Not when artificial light
enforces complementary division. [Mac Low. p.70]

Mac Low’s compositional method therefore is a classic man-machine hybrid: algorithm and imagination, calculation and sensibility, chance and choice. Phrases and stories from his own process mingle with the output of constraint operations. Nested in between the arbitrary and the crafted, the poems carry with them a voice which far exceeds the poetic capacity of Jean A Baudot’s purely computationally created poems. The aesthetic advantage of taming and polishing the output of algorithms is clear.

In 1969 he [Jackson Mac Low] participated in the Art and Technology Program of the Los Angeles County Museum of Art: with the aid of a programmable film reader he composed the “PFR-3 Poems.” This interest has only strengthened in the last decade.) Indeed, 42 Merzgedichte In Memoriam Kurt Schwitters (1994) is a series of poems … recombined and transformed by computer programs.[1]

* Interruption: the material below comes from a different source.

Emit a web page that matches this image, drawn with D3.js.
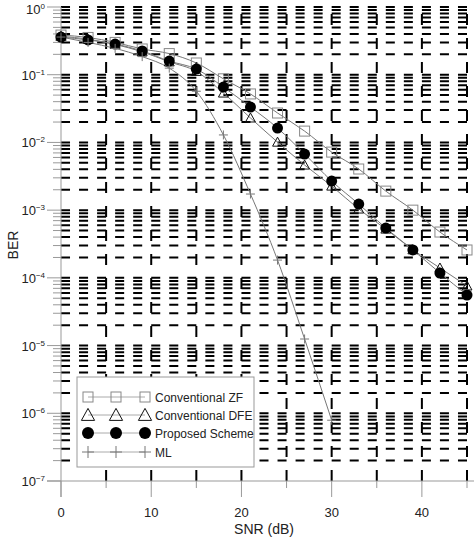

Mac Low evidently easily made the transition from analog to digital poetry. The use of chance operations and algorithms in his analog work predispose him to accepting the computer as an adjunct, facilitator, and tool to increase efficiency and expand the complexity of how combinatorial phrases are produced. By merging the strengths of the algorithmically-rapid integrated circuit with the symbolically resonant and affective human brain, Mac Low rides along the rich seam created by the merger of jolting unpredictable output of randomization and the sustained process-oriented pattern-perceiving knit of mind. Thematic consistency is ensured through authorial choice while the computer performs work of chance-choice. The author remains but the tools have changed.

Cited
1. Campbell, Bruce. “Dictionary of Literary Biography, Volume 193: American Poets Since World War II, Sixth Series. A Bruccoli Clark Layman Book. Edited by Joseph Conte, State University of New York, Buffalo. The Gale Group, 1998. pp. 193-202.” Available at: http://epc.buffalo.edu/authors/maclow/about/dlb.html [Accessed August 26, 2008]

2. Mac Low, Jackson. 1968. 22 Light Poems. Los Angeles: Black Sparrow Press.